The year 2009 started out awesome: I had taken my husband to see John Legend in concert for his birthday and I just returned home from Washington D.C., after the inauguration. My 24th birthday was less than a month away and my friends and I were planning a fun night out. Having rescheduled my annual check up two times already, I just couldn’t put it off any longer.
Sometimes I feel like I can remember everything that happened so clearly, other times it feels like a blur or maybe if I close my eyes, like it really didn’t happen at all.
I went alone to my appointment. It was routine procedure, that is until the actual exam. I’d known I had put on some weight, but put it off as holiday weight – you know, lose it later. Immediately my doctor started questioning me, and surprisingly I started to realize I was uncomfortable a lot, couldn’t sleep on my stomach…things I didn’t really take seriously.
One week later, on a Thursday, I went for my ultrasound. My follow up appointment was scheduled for the following Tuesday, but that afternoon my doctor’s office called and asked for me to come in the next day.
From that point on everything went so fast (though most people thought it could have went a lot faster).
The mass was on my right ovary – 17cm.
My surgery, scheduled for February 27, was just 10 days after my 24th birthday.
Though my doctors never said the “C” word, I could tell that’s what they were thinking. Even after the surgery, after they confirmed it, he only said it once, right after I came out of surgery, when my throat was still to sore to respond. I think that was easier for him. So instead he just held my hand while I cried (or at least tried, it hurt my stomach to cry to hard).
I already knew, as did my family, that if it was cancer I would have a total hysterectomy.
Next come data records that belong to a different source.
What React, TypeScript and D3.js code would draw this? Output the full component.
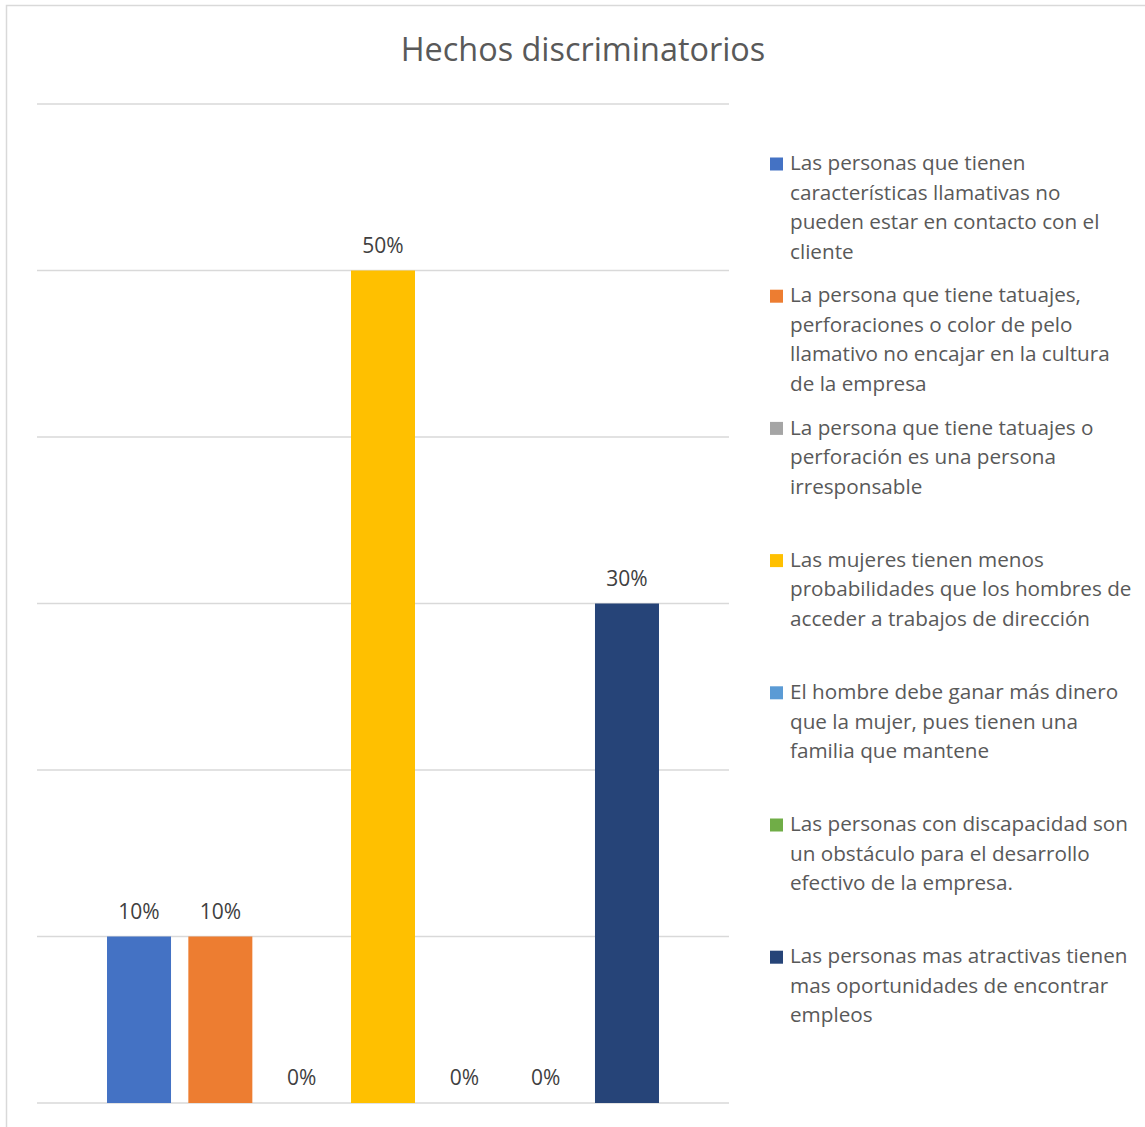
import React from "react";
import * as d3 from "d3";

const title = "Hechos discriminatorios";
const seriesNames: string[][] = [
  ["Las personas que tienen", "características llamativas no", "pueden estar en contacto con el", "cliente"],
  ["La persona que tiene tatuajes,", "perforaciones o color de pelo", "llamativo no encajar en la cultura", "de la empresa"],
  ["La persona que tiene tatuajes o", "perforación es una persona", "irresponsable"],
  ["Las mujeres tienen menos", "probabilidades que los hombres de", "acceder a trabajos de dirección"],
  ["El hombre debe ganar más dinero", "que la mujer, pues tienen una", "familia que mantene"],
  ["Las personas con discapacidad son", "un obstáculo para el desarrollo", "efectivo de la empresa."],
  ["Las personas mas atractivas tienen", "mas oportunidades de encontrar", "empleos"],
];
const values = [0.1, 0.1, 0, 0.5, 0, 0, 0.3];
const colors = ["#4472C4", "#ED7D31", "#A5A5A5", "#FFC000", "#5B9BD5", "#70AD47", "#264478"];
const yTicks = [0, 0.1, 0.2, 0.3, 0.4, 0.5, 0.6];

const FONT = "'Open Sans', Lato, sans-serif";

export default function App() {
  const W = 1145, H = 1127;
  const plotLeft = 37, plotRight = 729, plotTop = 104, plotBottom = 1103;
  const y = d3.scaleLinear().domain([0, 0.6]).range([plotBottom, plotTop]);
  const ids = values.map((_, i) => String(i));
  const x = d3.scaleBand<string>().domain(ids).range([98.35, 667.65]).paddingInner(0.213).paddingOuter(0.1065);
  const fmt = d3.format(".0%");

  const legendX = 770, legendTop = 163, slot = 132.2, lineH = 29.5;

  return (
    <svg width={W} height={H} style={{ position: "absolute", left: 0, top: 0, background: "#fff" }} fontFamily={FONT}>
      <rect x={6.5} y={5.5} width={W + 10} height={H + 10} fill="#fff" stroke="#d9d9d9" strokeWidth={1.5} />
      <text x={583} y={50} dy="0.35em" textAnchor="middle" fontSize={32.4} fill="#595959">{title}</text>
      {yTicks.map((t) => (
        <line key={t} x1={plotLeft} x2={plotRight} y1={y(t)} y2={y(t)} stroke="#d9d9d9" strokeWidth={1.5} />
      ))}
      {values.map((v, i) => (
        <rect key={i} x={x(ids[i])} y={y(v)} width={x.bandwidth()} height={plotBottom - y(v)} fill={colors[i]} />
      ))}
      {values.map((v, i) => (
        <text key={"l" + i} x={(x(ids[i]) as number) + x.bandwidth() / 2} y={y(v) - 25} dy="0.35em" textAnchor="middle" fontSize={21} fill="#404040">{fmt(v)}</text>
      ))}
      {seriesNames.map((lines, i) => {
        const cy = legendTop + i * slot;
        return (
          <g key={"lg" + i}>
            <rect x={legendX} y={cy - 5.5} width={13} height={13} fill={colors[i]} />
            {lines.map((ln, j) => (
              <text key={j} x={790} y={cy + j * lineH} dy="0.35em" fontSize={20.7} fill="#595959">{ln}</text>
            ))}
          </g>
        );
      })}
    </svg>
  );
}
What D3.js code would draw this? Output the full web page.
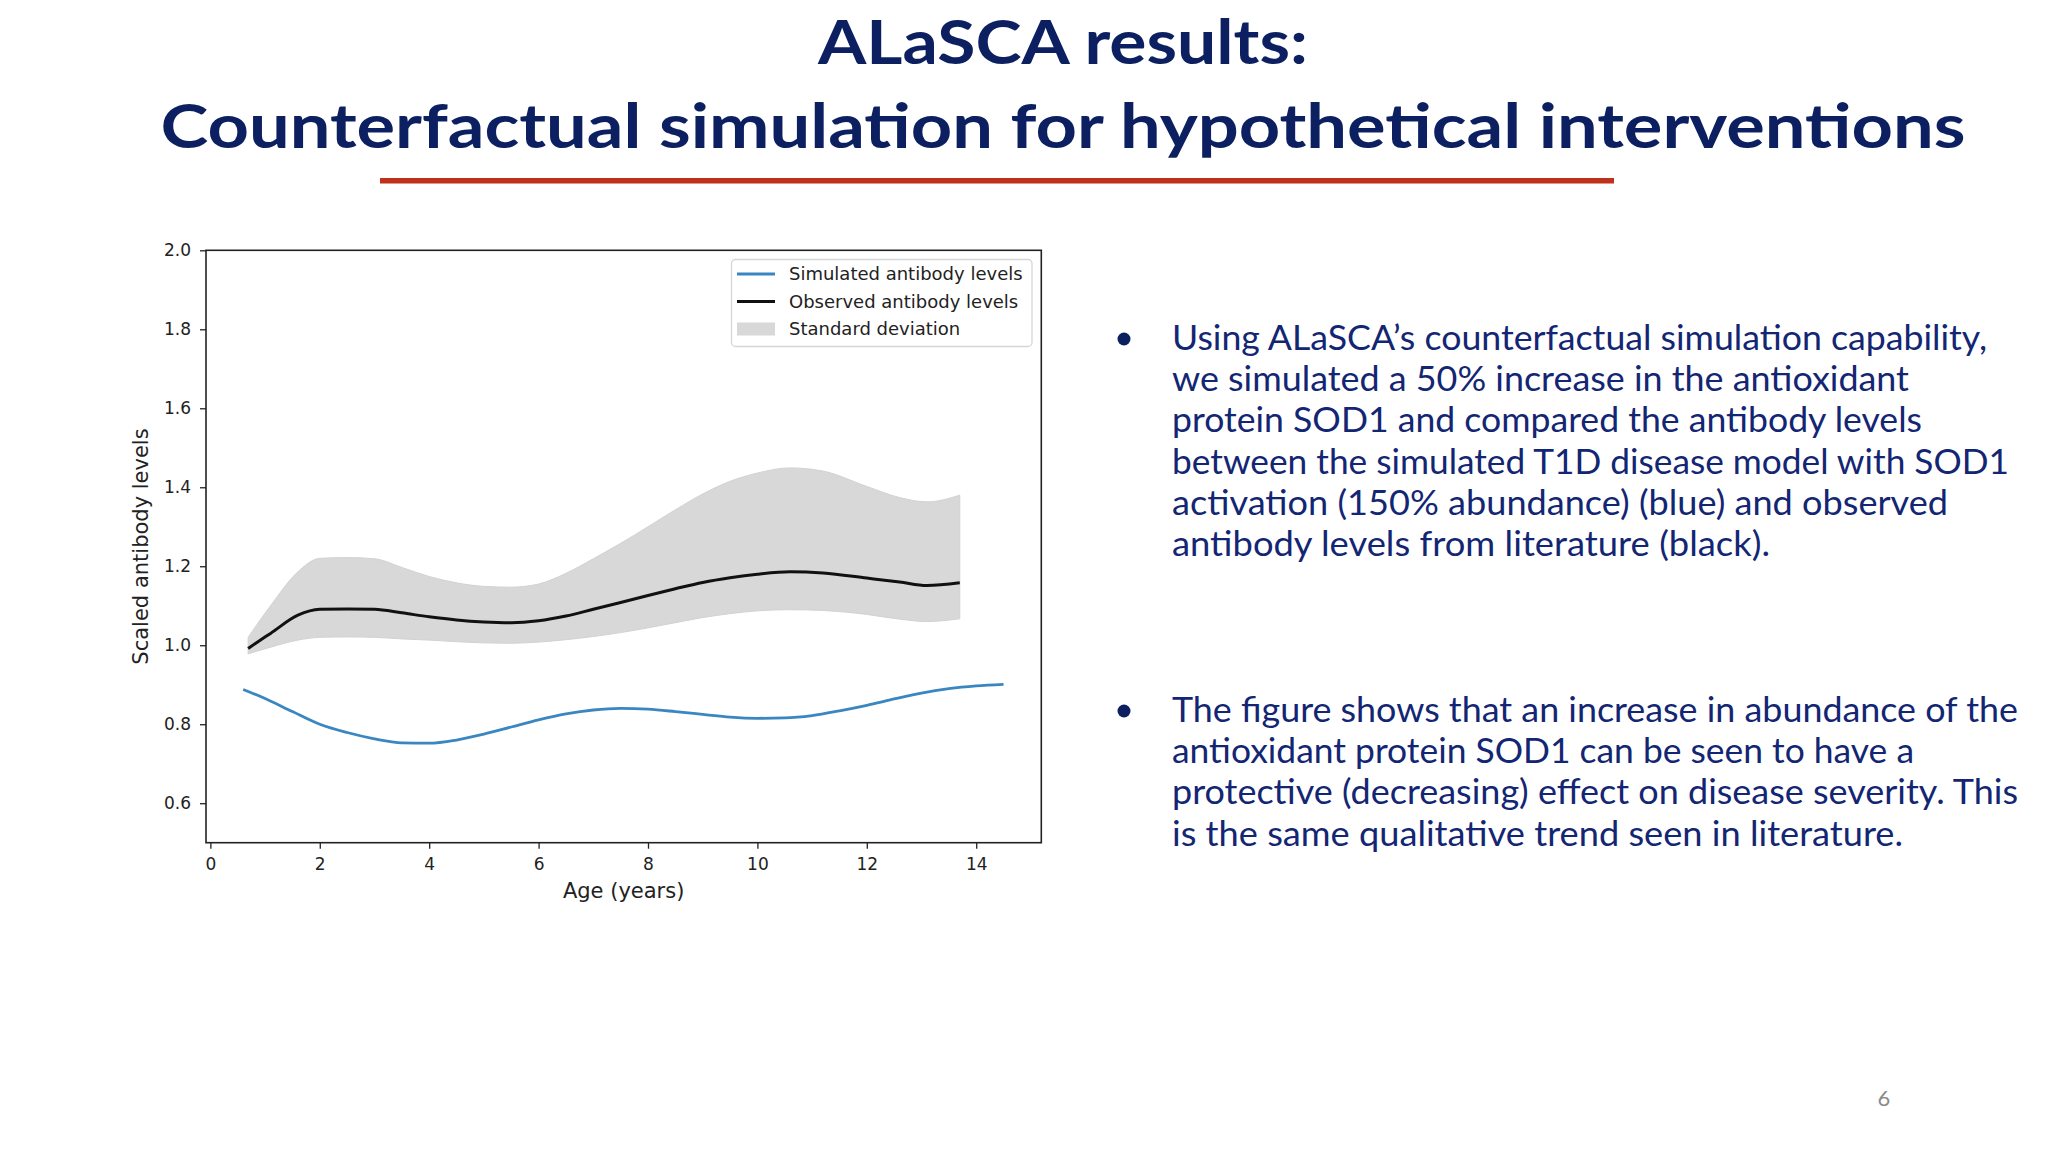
<!DOCTYPE html>
<html>
<head>
<meta charset="utf-8">
<script src="https://cdn.jsdelivr.net/npm/d3@7"></script>
<style>
  html, body { margin: 0; padding: 0; background: #ffffff; }
  svg { display: block; }
</style>
</head>
<body>
<svg id="slide" width="2048" height="1152"></svg>
<script>
// ---------------- DATA ----------------
const titleLines = ["ALaSCA results:", "Counterfactual simulation for hypothetical interventions"];

const bullet1 = [
  "Using ALaSCA\u2019s counterfactual simulation capability,",
  "we simulated a 50% increase in the antioxidant",
  "protein SOD1 and compared the antibody levels",
  "between the simulated T1D disease model with SOD1",
  "activation (150% abundance) (blue) and observed",
  "antibody levels from literature (black)."
];
const bullet2 = [
  "The figure shows that an increase in abundance of the",
  "antioxidant protein SOD1 can be seen to have a",
  "protective (decreasing) effect on disease severity. This",
  "is the same qualitative trend seen in literature."
];
const pageNumber = "6";

const xLabel = "Age (years)";
const yLabel = "Scaled antibody levels";
const legendLabels = ["Simulated antibody levels", "Observed antibody levels", "Standard deviation"];

const xTicks = [0, 2, 4, 6, 8, 10, 12, 14];
const yTicks = [0.6, 0.8, 1.0, 1.2, 1.4, 1.6, 1.8, 2.0];

// Simulated (blue) curve
const simAge = [0.6, 1.0, 1.5, 2.0, 2.5, 3.0, 3.5, 4.0, 4.5, 5.0, 5.5, 6.0, 6.5, 7.0, 7.5,
                8.0, 8.5, 9.0, 9.5, 10.0, 10.5, 11.0, 11.5, 12.0, 12.5, 13.0, 13.5, 14.0, 14.5];
const simLevel = [0.888, 0.865, 0.832, 0.800, 0.779, 0.763, 0.753, 0.752, 0.760, 0.775, 0.793, 0.811,
                  0.826, 0.836, 0.840, 0.838, 0.832, 0.825, 0.818, 0.815, 0.816, 0.822, 0.834, 0.848,
                  0.864, 0.879, 0.890, 0.897, 0.901];

// Observed (black) curve with standard deviation band
const obsAge = [0.69, 0.85, 1.1, 1.6, 2.0, 2.5, 3.0, 3.5, 4.0, 4.5, 5.0, 5.5, 6.0, 6.5, 7.0, 7.5,
                8.0, 8.5, 9.0, 9.5, 10.0, 10.6, 11.2, 12.0, 12.6, 13.1, 13.7];
const obsLevel = [0.992, 1.007, 1.030, 1.076, 1.091, 1.092, 1.091, 1.082, 1.072, 1.064, 1.059, 1.057,
                  1.062, 1.074, 1.091, 1.108, 1.126, 1.143, 1.159, 1.171, 1.180, 1.186, 1.183, 1.170,
                  1.160, 1.151, 1.158];
const obsUpper = [1.020, 1.052, 1.100, 1.186, 1.220, 1.222, 1.219, 1.197, 1.174, 1.158, 1.149, 1.147,
                  1.155, 1.182, 1.219, 1.258, 1.300, 1.343, 1.383, 1.415, 1.436, 1.449, 1.441, 1.402,
                  1.374, 1.363, 1.380];
const obsLower = [0.978, 0.985, 0.995, 1.013, 1.020, 1.021, 1.020, 1.016, 1.013, 1.009, 1.006, 1.005,
                  1.008, 1.014, 1.022, 1.032, 1.044, 1.057, 1.070, 1.080, 1.087, 1.090, 1.088, 1.078,
                  1.066, 1.060, 1.067];

// ---------------- DRAW ----------------
const svg = d3.select("#slide");
const navy = "#0c1f60";
const textNavy = "#132673";

// Title
const titleG = svg.append("g");
const titleSpec = [{y: 64, w: 490}, {y: 148, w: 1805}];
titleLines.forEach((t, i) => {
  titleG.append("text")
    .attr("x", 1063).attr("y", titleSpec[i].y)
    .attr("text-anchor", "middle")
    .attr("font-family", "Lato, 'Open Sans', sans-serif")
    .attr("font-weight", 700)
    .attr("font-size", 62)
    .attr("fill", navy)
    .attr("textLength", titleSpec[i].w)
    .attr("lengthAdjust", "spacingAndGlyphs")
    .text(t);
});
svg.append("rect").attr("x", 380).attr("y", 178).attr("width", 1234).attr("height", 5.5)
  .attr("fill", "#c0311b");

// Chart
const x = d3.scaleLinear().domain([-0.08, 15.19]).range([206, 1041.3]);
const y = d3.scaleLinear().domain([0.5, 2.0]).range([842.7, 250.3]);

const chart = svg.append("g");

const area = d3.area()
  .x((d, i) => x(obsAge[i]))
  .y0((d, i) => y(obsLower[i]))
  .y1((d, i) => y(obsUpper[i]))
  .curve(d3.curveMonotoneX);
chart.append("path").datum(obsAge).attr("d", area)
  .attr("fill", "#d9d8d9").attr("stroke", "#d3d2d3").attr("stroke-width", 1);

const obsLine = d3.line().x((d, i) => x(obsAge[i])).y((d, i) => y(obsLevel[i])).curve(d3.curveMonotoneX);
chart.append("path").datum(obsAge).attr("d", obsLine)
  .attr("fill", "none").attr("stroke", "#111").attr("stroke-width", 3);

const simLine = d3.line().x((d, i) => x(simAge[i])).y((d, i) => y(simLevel[i])).curve(d3.curveMonotoneX);
chart.append("path").datum(simAge).attr("d", simLine)
  .attr("fill", "none").attr("stroke", "#3a86c0").attr("stroke-width", 2.8);

// Axes
const tickFont = g => g.selectAll("text")
  .attr("font-family", "'DejaVu Sans', sans-serif").attr("font-size", 17).attr("fill", "#222");

const yAxis = chart.append("g").attr("transform", `translate(${x.range()[0]},0)`)
  .call(d3.axisLeft(y).tickValues(yTicks).tickSize(6).tickPadding(9).tickFormat(d3.format(".1f")));
yAxis.select(".domain").remove();
yAxis.selectAll("line").attr("stroke", "#222").attr("stroke-width", 1.3);
yAxis.call(tickFont);

const xAxis = chart.append("g").attr("transform", `translate(0,${y.range()[0]})`)
  .call(d3.axisBottom(x).tickValues(xTicks).tickSize(6).tickPadding(9).tickFormat(d3.format("d")));
xAxis.select(".domain").remove();
xAxis.selectAll("line").attr("stroke", "#222").attr("stroke-width", 1.3);
xAxis.call(tickFont);

// Frame
chart.append("rect")
  .attr("x", x.range()[0]).attr("y", y.range()[1])
  .attr("width", x.range()[1] - x.range()[0]).attr("height", y.range()[0] - y.range()[1])
  .attr("fill", "none").attr("stroke", "#222").attr("stroke-width", 1.6);

// Axis labels
chart.append("text")
  .attr("x", (x.range()[0] + x.range()[1]) / 2).attr("y", 898)
  .attr("text-anchor", "middle")
  .attr("font-family", "'DejaVu Sans', sans-serif").attr("font-size", 21).attr("fill", "#222")
  .text(xLabel);
chart.append("text")
  .attr("transform", `translate(148,${(y.range()[0] + y.range()[1]) / 2}) rotate(-90)`)
  .attr("text-anchor", "middle")
  .attr("font-family", "'DejaVu Sans', sans-serif").attr("font-size", 21).attr("fill", "#222")
  .text(yLabel);

// Legend
const leg = chart.append("g");
leg.append("rect").attr("x", 731.5).attr("y", 259.5).attr("width", 300.5).attr("height", 87)
  .attr("rx", 4).attr("fill", "#fff").attr("stroke", "#d6d6d6").attr("stroke-width", 1.3);
const rowY = [274, 301.5, 329];
leg.append("line").attr("x1", 737).attr("x2", 775).attr("y1", rowY[0]).attr("y2", rowY[0])
  .attr("stroke", "#3a86c0").attr("stroke-width", 2.8);
leg.append("line").attr("x1", 737).attr("x2", 775).attr("y1", rowY[1]).attr("y2", rowY[1])
  .attr("stroke", "#111").attr("stroke-width", 3);
leg.append("rect").attr("x", 737).attr("y", rowY[2] - 6.5).attr("width", 38).attr("height", 13)
  .attr("fill", "#d9d8d9");
legendLabels.forEach((t, i) => {
  leg.append("text").attr("x", 789).attr("y", rowY[i]).attr("dy", "0.36em")
    .attr("font-family", "'DejaVu Sans', sans-serif").attr("font-size", 18).attr("fill", "#222")
    .text(t);
});

// Bullets
const bulletG = svg.append("g");
const b1Widths = [815, 737, 750, 837, 776, 598];
const b2Widths = [846, 742, 846, 731];
function drawBullet(lines, widths, y0) {
  bulletG.append("circle").attr("cx", 1124).attr("cy", y0 - 11).attr("r", 6.5).attr("fill", navy);
  lines.forEach((t, i) => {
    bulletG.append("text")
      .attr("x", 1172).attr("y", y0 + i * 41.2)
      .attr("font-family", "Lato, 'Open Sans', sans-serif")
      .attr("font-size", 34)
      .attr("fill", textNavy)
      .attr("textLength", widths[i])
      .attr("lengthAdjust", "spacingAndGlyphs")
      .text(t);
  });
}
drawBullet(bullet1, b1Widths, 350);
drawBullet(bullet2, b2Widths, 722);

svg.append("text").attr("x", 1884).attr("y", 1106).attr("text-anchor", "middle")
  .attr("font-family", "Lato, sans-serif").attr("font-size", 22).attr("fill", "#8a8a8a")
  .text(pageNumber);
</script>
</body>
</html>
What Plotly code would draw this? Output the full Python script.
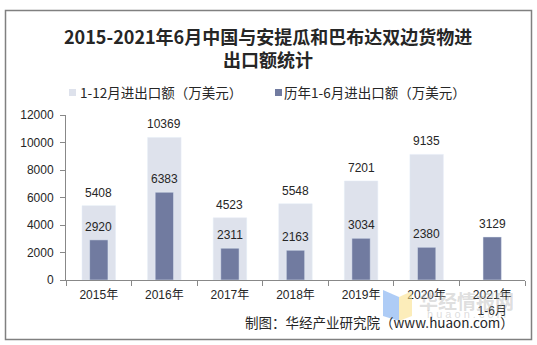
import plotly.graph_objects as go

# Annual and January-June trade values (10k USD)
categories = ["2015年", "2016年", "2017年", "2018年", "2019年", "2020年", "2021年<br>1-6月"]
full_year = [5408, 10369, 4523, 5548, 7201, 9135, None]
first_half = [2920, 6383, 2311, 2163, 3034, 2380, 3129]
y_ticks = [0, 2000, 4000, 6000, 8000, 10000, 12000]

LIGHT = "#dee2ec"
DARK = "#717ba0"
TEXT = "#262626"
NUM_FONT = dict(family="Arial, Liberation Sans, sans-serif", size=12, color=TEXT)
CJK = "Noto Sans CJK SC"

W, H = 537, 345
L, R, T, B = 66, 12, 115, 65
PW, PH = W - L - R, H - T - B


def px(x):
    return (x - L) / PW


def py(y):
    return (H - B - y) / PH


def label(x, y, text, font, xanchor="center"):
    return dict(xref="paper", yref="paper", x=px(x), y=py(y), text=text,
                xanchor=xanchor, yanchor="middle", showarrow=False, font=font)


fig = go.Figure()
fig.add_trace(go.Bar(x=categories, y=full_year, width=0.51, marker_color=LIGHT,
                     name="1-12月进出口额（万美元）", showlegend=False))
fig.add_trace(go.Bar(x=categories, y=first_half, width=0.28, marker_color=DARK,
                     name="历年1-6月进出口额（万美元）", showlegend=False))

annotations = []
for cat, v in zip(categories, full_year):
    if v is not None:
        annotations.append(dict(x=cat, y=v, text=str(v), showarrow=False,
                                yshift=13, yanchor="middle", font=NUM_FONT))
for cat, v in zip(categories, first_half):
    annotations.append(dict(x=cat, y=v, text=str(v), showarrow=False,
                            yshift=13, yanchor="middle", font=NUM_FONT))

# title
title_font = dict(family=CJK, size=18, color=TEXT)
annotations.append(label(268, 36, "<b>2015-2021年6月中国与安提瓜和巴布达双边货物进</b>", title_font))
annotations.append(label(268, 59, "<b>出口额统计</b>", title_font))

# legend
leg_font = dict(family=CJK, size=13.5, color=TEXT)
annotations.append(label(78, 92, "1-12月进出口额（万美元）", leg_font, "left"))
annotations.append(label(282, 92, "历年1-6月进出口额（万美元）", leg_font, "left"))

# watermark
annotations.append(label(466, 300, "<b>华经情报网</b>",
                         dict(family=CJK, size=19, color="rgba(170,170,170,0.4)")))
annotations.append(label(466, 314, "h u a o n . c o m",
                         dict(family="Arial", size=11, color="rgba(170,170,170,0.4)")))

# source
annotations.append(label(516, 322, "制图：华经产业研究院（www.huaon.com）",
                         dict(family=CJK, size=13.5, color=TEXT), "right"))

shapes = [
    # outer frame
    dict(type="rect", xref="paper", yref="paper", x0=px(5.5), x1=px(531.5),
         y0=py(339.5), y1=py(10.5), line=dict(color="#808080", width=1.5), layer="below"),
    # legend swatches
    dict(type="rect", xref="paper", yref="paper", x0=px(69), x1=px(76), y0=py(96), y1=py(89),
         fillcolor=LIGHT, line=dict(width=0)),
    dict(type="rect", xref="paper", yref="paper", x0=px(275), x1=px(282), y0=py(96), y1=py(89),
         fillcolor=DARK, line=dict(width=0)),
    # watermark logo
    dict(type="path", xref="paper", yref="paper",
         path=f"M {px(383)},{py(290)} L {px(399)},{py(297)} L {px(399)},{py(321)} L {px(383)},{py(316)} Z",
         fillcolor="rgba(120,170,240,0.6)", line=dict(width=0)),
    dict(type="path", xref="paper", yref="paper",
         path=f"M {px(399)},{py(297)} L {px(412)},{py(291)} L {px(412)},{py(316)} L {px(399)},{py(321)} Z",
         fillcolor="rgba(250,225,140,0.6)", line=dict(width=0)),
]

fig.update_layout(
    width=W, height=H,
    margin=dict(l=L, r=R, t=T, b=B),
    paper_bgcolor="white", plot_bgcolor="white",
    barmode="overlay",
    showlegend=False,
    annotations=annotations,
    shapes=shapes,
    font=dict(family=CJK, color=TEXT),
)
fig.update_xaxes(
    showline=True, linecolor="#888888", linewidth=1,
    ticks="outside", tickson="boundaries", ticklen=5, tickcolor="#888888",
    tickfont=dict(family="Arial, " + CJK, size=12, color=TEXT),
    ticklabelstandoff=4,
    showgrid=False,
)
fig.update_yaxes(
    range=[0, 12000], tickvals=y_ticks, tickformat="d",
    showline=True, linecolor="#888888", linewidth=1,
    ticks="outside", ticklen=5, tickcolor="#888888",
    tickfont=NUM_FONT, ticklabelstandoff=4, showgrid=False, zeroline=False,
)

fig.write_html("out.html")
And I did, two weeks later. It was never a choice for me, I am blessed with two beautiful children, and like my oncologist said, if I wanted to gamble, I needed to go to a casino. Everyone that knows me, knows that I am not a gambler.
I would be lying if I said that I don’t regret having my hysterectomy. At 24, I am surrounded by girls my age having babies, or talking about the possibility of having a baby, so I am sad, but I am also here. It was the easiest and hardest decision I have ever had to make. I ask myself, “If I hadn’t rescheduled my appointment would everything be different or the same, just a few months earlier?”
Whatever the case may be, I am here, with my family, still making memories (and of course getting check-ups every three months!). With the year now coming to an end, my resolution is to share my story in hopes that it will bring ovarian cancer to everyone’s attention and find a cure for this awful disease.